By the 1840’s in New South Wales and Van Diemen’s Land years of economic depression and drought began as the first Australian pastoral boom passed. It was the discovery of gold and resultant flood of fortune seekers that sent the colonial economy into boom again. As in England a grand country estate represented the pinnacle of material and social achievement. Homestead portraits were commissioned by the owner of the property to adorn his own chimneybreast showing of the mountain, plain, water and sky with house and outbuildings depicted with accurate detail. Greek houses gave way to Italianate style villas. These were the boom years of the Industrial Revolution and grand houses like Melbourne’s Rippon Lea, epitomize the extravagance of the era, both in its architecture of polychrome brickwork set off with elaborate gardens that change constantly with the seasons. Rippon Lea was planted in the Gardenesque style, where one could focus on individual plants rather than on the overall design quality.

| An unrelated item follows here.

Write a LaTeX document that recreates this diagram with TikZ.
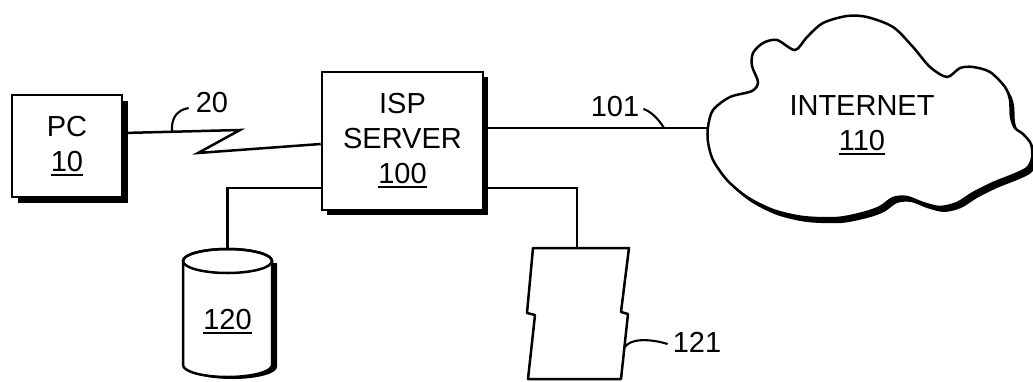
\documentclass[tikz,border=0pt]{standalone}
\usepackage{fontspec}
\setmainfont{Liberation Sans}
\usetikzlibrary{shadows}
\newcommand\refnum[1]{\setbox0\hbox{#1}\rlap{\rule[-4.5pt]{\wd0}{2pt}}\box0}

\begin{document}
\begin{tikzpicture}[x=1pt, y=-1pt,
            font=\fontsize{29}{35}\selectfont,
            unit/.style={draw, line width=2.6pt, fill=white, align=center, inner sep=0pt},
            link/.style={line width=2.5pt},
            lead/.style={line width=2.1pt},
            tag/.style={inner sep=1pt, align=center}
        ]
            \useasboundingbox (0,0) rectangle (1033,381);

            \node[unit, minimum width=110pt, minimum height=102pt,
                drop shadow={fill=black, opacity=1, shadow xshift=6pt, shadow yshift=-6pt}]
                (pc) at (67,146) {PC\\\refnum{10}};
            \node[unit, minimum width=161pt, minimum height=138pt,
                drop shadow={fill=black, opacity=1, shadow xshift=5pt, shadow yshift=-5pt}]
                (isp) at (402.5,141) {ISP\\SERVER\\\refnum{100}};

            \begin{scope}[shift={(4,5)}]
                \fill plot[smooth cycle] coordinates {(708,127) (713,110) (730,97) (752,91) (758,82) (752,66) (753,53) (763,43) (777,40) (795,50) (807,37) (823,23) (847,16) (867,17) (893,27) (913,47) (930,67) (947,77) (960,68) (973,67) (990,72) (1005,87) (1010,100) (1011,117) (1015,128) (1023,134) (1031,144) (1032,158) (1027,168) (1013,175) (993,183) (973,193) (957,203) (940,207) (923,203) (907,197) (893,198) (880,207) (863,213) (837,218) (803,217) (773,210) (747,197) (727,180) (713,160) (708,142)};
            \end{scope}
            \draw[link, fill=white] plot[smooth cycle] coordinates {(708,127) (713,110) (730,97) (752,91) (758,82) (752,66) (753,53) (763,43) (777,40) (795,50) (807,37) (823,23) (847,16) (867,17) (893,27) (913,47) (930,67) (947,77) (960,68) (973,67) (990,72) (1005,87) (1010,100) (1011,117) (1015,128) (1023,134) (1031,144) (1032,158) (1027,168) (1013,175) (993,183) (973,193) (957,203) (940,207) (923,203) (907,197) (893,198) (880,207) (863,213) (837,218) (803,217) (773,210) (747,197) (727,180) (713,160) (708,142)};
            \node[tag] (inet) at (862,125) {INTERNET\\\refnum{110}};
            \coordinate (inetw) at (708,128);

            \begin{scope}[shift={(5,2)}]
                \fill (183,261) -- (183,365) arc[start angle=180, end angle=360, x radius=44.5pt, y radius=12pt] -- (272,261) -- cycle;
            \end{scope}
            \filldraw[link, fill=white] (183,261) -- (183,365) arc[start angle=180, end angle=360, x radius=44.5pt, y radius=12pt]
                -- (272,261) arc[start angle=0, end angle=180, x radius=44.5pt, y radius=12pt] -- cycle;
            \draw[link] (227.5,261) ellipse[x radius=44.5pt, y radius=12pt];
            \node[tag] (db) at (227.5,322) {\refnum{120}};
            \coordinate (dbtop) at (227.5,249);

            \draw[link, fill=white, line join=round] (533,248) -- (527,313) -- (535,315) -- (528,379)
                -- (621,379) -- (628,314) -- (621,312) -- (629,248) -- cycle;
            \coordinate (doctop) at (577,248);

            \coordinate (zz1) at (240,130);
            \coordinate (zz2) at (198,153);
            \draw[link, line join=miter] ([yshift=13pt]pc.east) -- (zz1) -- (zz2) -- ([yshift=-3pt]isp.west);
            \draw[link] ([yshift=13pt]isp.east) -- (inetw);
            \draw[link] ([yshift=-47pt]isp.west) -| (dbtop);
            \draw[link] ([yshift=-47pt]isp.east) -| (doctop);

            \node[tag] (l20) at (212,103) {20};
            \node[tag] (l101) at (615,107) {101};
            \node[tag] (l121) at (697,342) {121};
            \coordinate (c20) at (172,131.5);
            \coordinate (c101) at (664,128);
            \coordinate (c121) at (625,347);
            \draw[lead] (c20) .. controls (171,118) and (177,110) .. ([xshift=-6pt,yshift=-5pt]l20.west);
            \draw[lead] ([xshift=3pt,yshift=-2pt]l101.east) .. controls (650,111) and (658,118) .. (c101);
            \draw[lead] (c121) .. controls (630,339) and (648,338) .. ([xshift=-4pt,yshift=-2pt]l121.west);
        \end{tikzpicture}
\end{document}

Tiled colonnades, columned pergolas, urns on pedestals and balustraded terraces linked house to garden. Grander examples were mansions with palace facades, surmounted by loggia topped towers that overlooked terraces and flights of steps complete with cast cement balustrades, urns and statuary. It was not uncommon to find Venus, Napoleon, or Captain Cook lurking about among the trees, or rising from an ornamental bed of massed verbenas or zinnias.

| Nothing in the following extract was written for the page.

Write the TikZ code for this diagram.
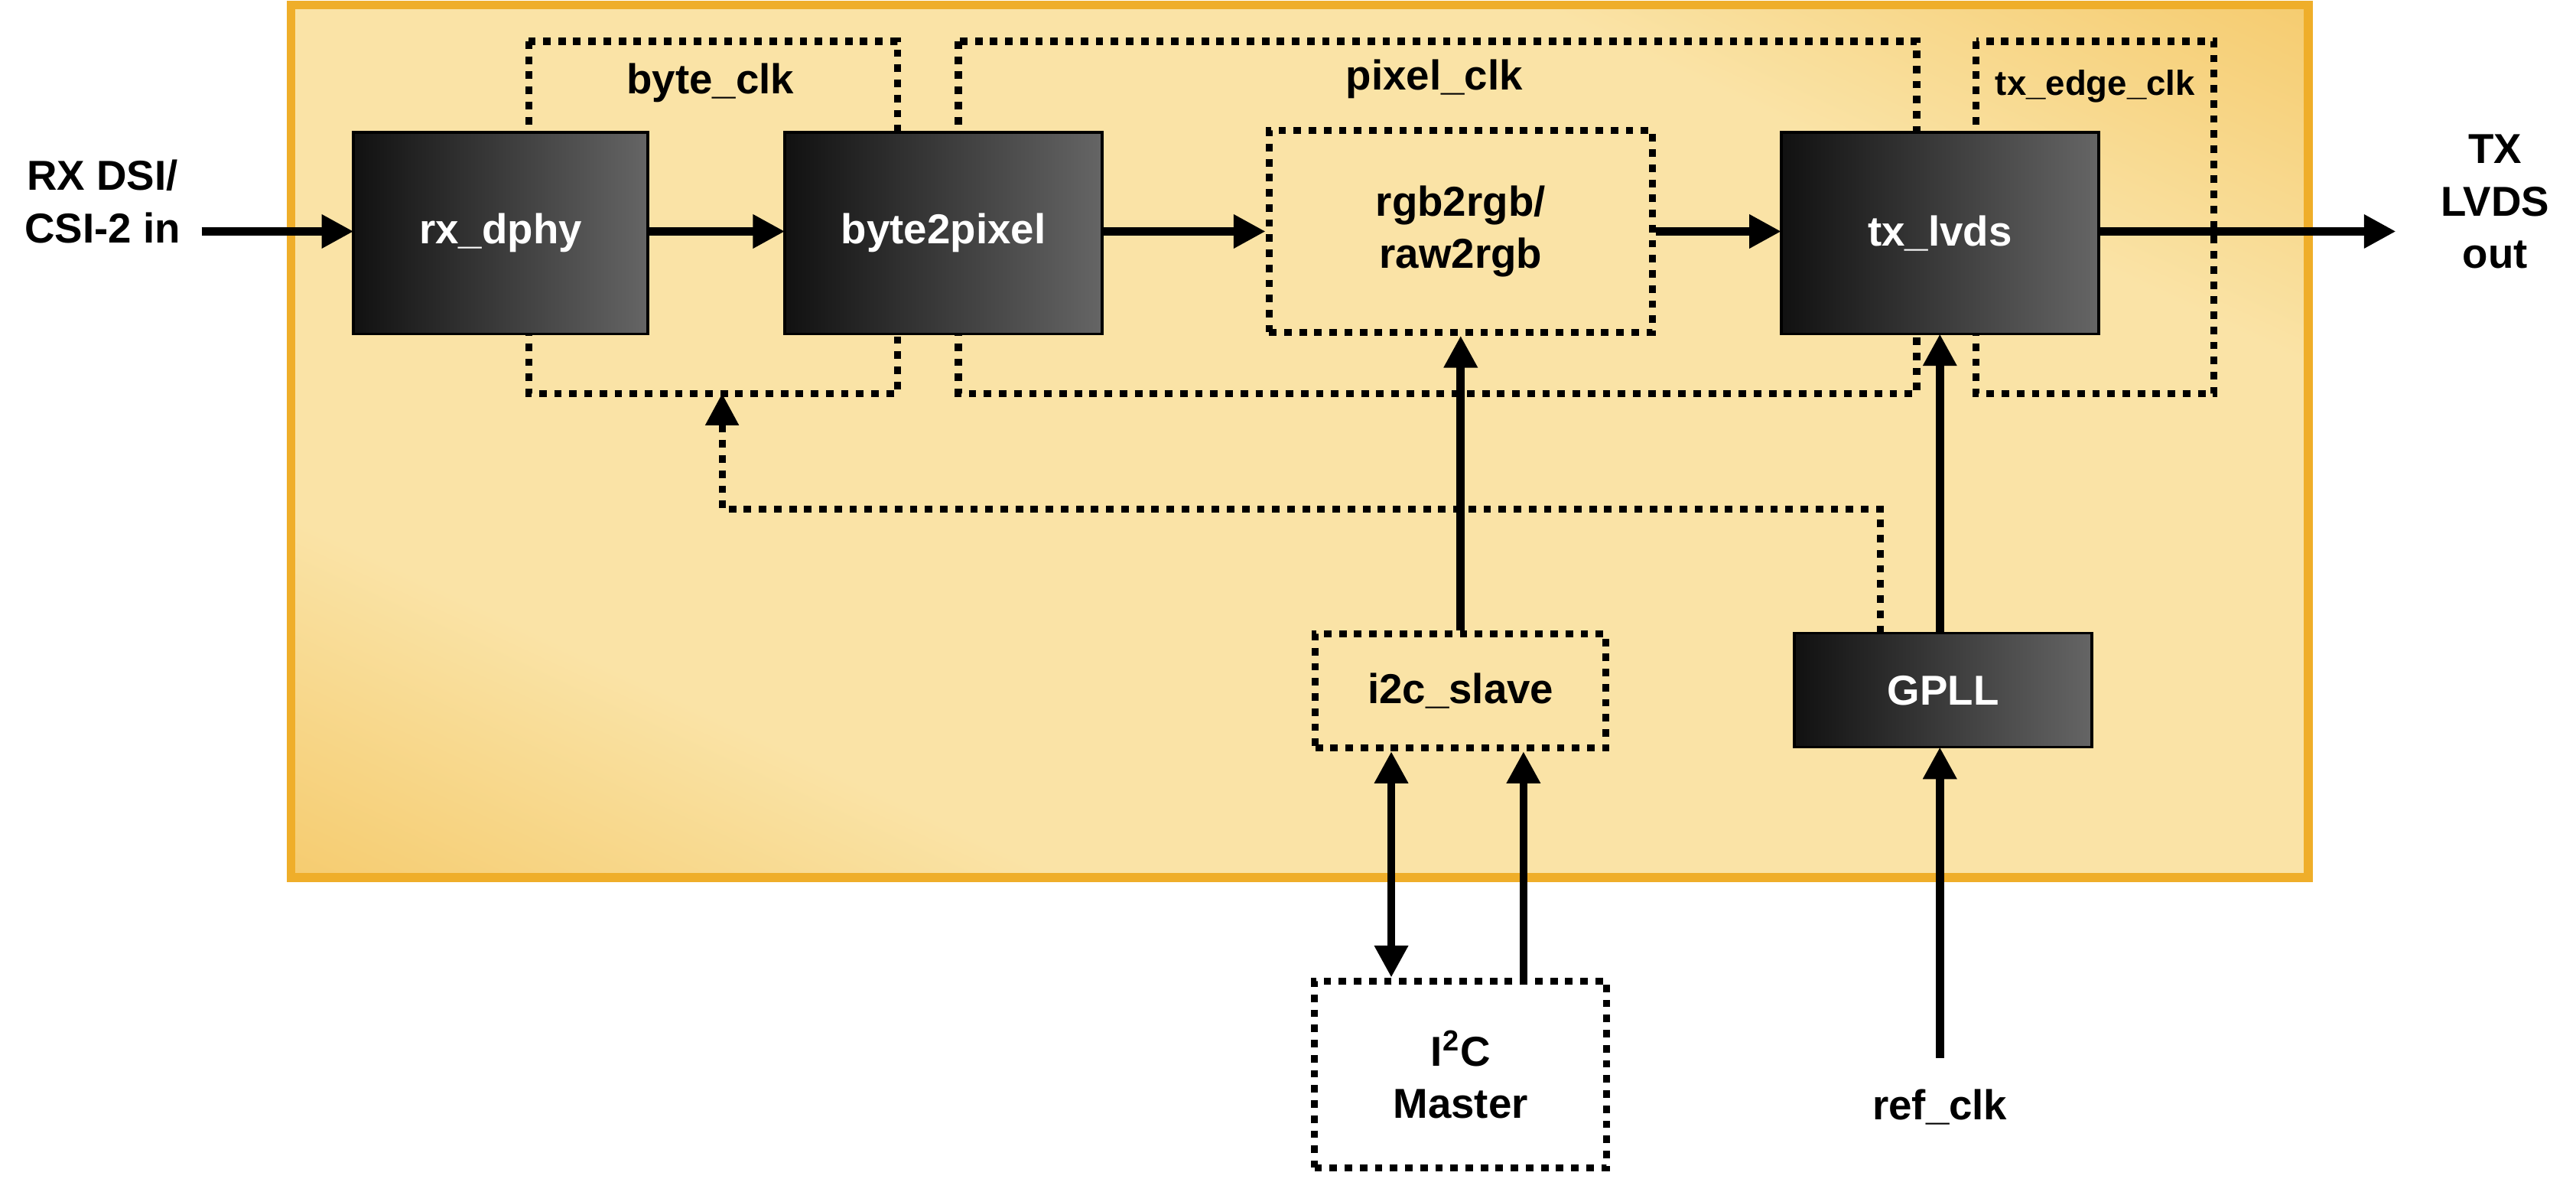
\documentclass[tikz,border=0pt]{standalone}
\usepackage{fontspec}
\setmainfont{Liberation Sans}
\usetikzlibrary{arrows.meta}
\definecolor{orD}{HTML}{EFAE2A}
\definecolor{orL}{HTML}{FAE3A6}
\definecolor{dkA}{HTML}{111111}
\definecolor{dkB}{HTML}{656565}
\pgfdeclarehorizontalshading{orangesh}{100bp}{color(0bp)=(orD);color(30bp)=(orL);color(50bp)=(orL);color(70bp)=(orL);color(100bp)=(orD)}
\begin{document}
\begin{tikzpicture}[x=0.02cm,y=-0.02cm,
  dot/.style={line width=2.4pt,dash pattern=on 2.6pt off 2.6pt},
  dark/.style={draw=black,line width=1pt,left color=dkA,right color=dkB},
  dbox/.style={dot,fill=none,font=\bfseries\Large,align=center},
  arr/.style={line width=2.8pt,-{Triangle[length=11pt,width=11pt]}},
  lbl/.style={font=\bfseries\Large,align=center}]
\useasboundingbox (0,0) rectangle (1559,721);
\shade[shading=orangesh,shading angle=65,draw=orD,line width=3pt] (176,3) rectangle (1397,531);
% clock domains
\draw[dot] (320,25) rectangle (543,238);
\draw[dot] (580,25) rectangle (1160,238);
\draw[dot] (1196,25) rectangle (1340,238);
\node[lbl] (bc) at (430,50) {byte\_clk};
\node[lbl] (pc) at (868,48) {pixel\_clk};
\node[font=\bfseries\large] (tc) at (1268,52) {tx\_edge\_clk};
% blocks
\path[dark] (214,80) rectangle (392,202); \node[text=white,font=\bfseries\Large] (rx) at (303,141) {rx\_dphy};
\path[dark] (475,80) rectangle (667,202); \node[text=white,font=\bfseries\Large] (bp) at (571,141) {byte2pixel};
\path[dark] (1078,80) rectangle (1270,202); \node[text=white,font=\bfseries\Large] (tx) at (1174,141) {tx\_lvds};
\path[dark] (1086,383) rectangle (1266,452); \node[text=white,font=\bfseries\Large] (gp) at (1176,418) {GPLL};
\coordinate (rxw) at (214,140); \coordinate (rxe) at (392,140);
\coordinate (bpw) at (475,140); \coordinate (bpe) at (667,140);
\coordinate (txw) at (1078,140); \coordinate (txe) at (1270,140); \coordinate (txs) at (1174,202);
\coordinate (gn) at (1174,383); \coordinate (gs) at (1174,452); \coordinate (gd) at (1138,383);
\node[dbox,draw,minimum width=4.64cm,minimum height=2.44cm] (rgb) at (884,140) {rgb2rgb/\\raw2rgb};
\node[dbox,draw,minimum width=3.52cm,minimum height=1.38cm] (i2c) at (884,418) {i2c\_slave};
\node[dbox,draw,minimum width=3.54cm,minimum height=2.26cm] (mst) at (884,650) {I\textsuperscript{2}C\\Master};
% labels
\node[lbl] (rxin) at (62,122) {RX DSI/\\CSI-2 in};
\node[lbl] (txout) at (1510,122) {TX\\LVDS\\out};
\node[lbl] (ref) at (1174,670) {ref\_clk};
\coordinate (inA) at (122,140); \coordinate (outB) at (1450,140); \coordinate (refA) at (1174,640);
% arrows
\draw[arr] (inA) -- (rxw);
\draw[arr] (rxe) -- (bpw);
\draw[arr] (bpe) -- (rgb.west);
\draw[arr] (rgb.east) -- (txw);
\draw[arr] (txe) -- (outB);
\draw[arr] (i2c.north) -- (rgb.south);
\draw[arr] (gn) -- (txs);
\draw[arr] (refA) -- (gs);
\draw[line width=2.8pt,{Triangle[length=11pt,width=11pt]}-{Triangle[length=11pt,width=11pt]}] (i2c.south -| 842,0) -- (mst.north -| 842,0);
\draw[arr] (mst.north -| 922,0) -- (i2c.south -| 922,0);
\draw[dot,-{Triangle[length=11pt,width=11pt]}] (gd) -- (1138,308) -- (437,308) -- (437,238);
\end{tikzpicture}
\end{document}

The magnificent wide lawns sweep down to a two-acre lake where the fine bridge, made of iron, has been cast to give the appearance of timber. Much of the charm of Rippon Lea lies in the sensitivity, which has been shown for the garden’s historic origins. Water subtly pervades much of the garden at Rippon Lea, and the white trunk of the lemon scented gum, Eucalyptus citriodora, is reflected on its rippling surface. Plantations of palms, with rockery’s planted with cacti, other succulents and rustic ornaments and bark covered branches formed unique summer houses.
To aid scientific experimentation wealthier owners built grand glazed conservatories. Today all that remains are a few timber palings and a metal frame, the plant material has grown uncontrolled and lush resembling a wild tropical forest setting.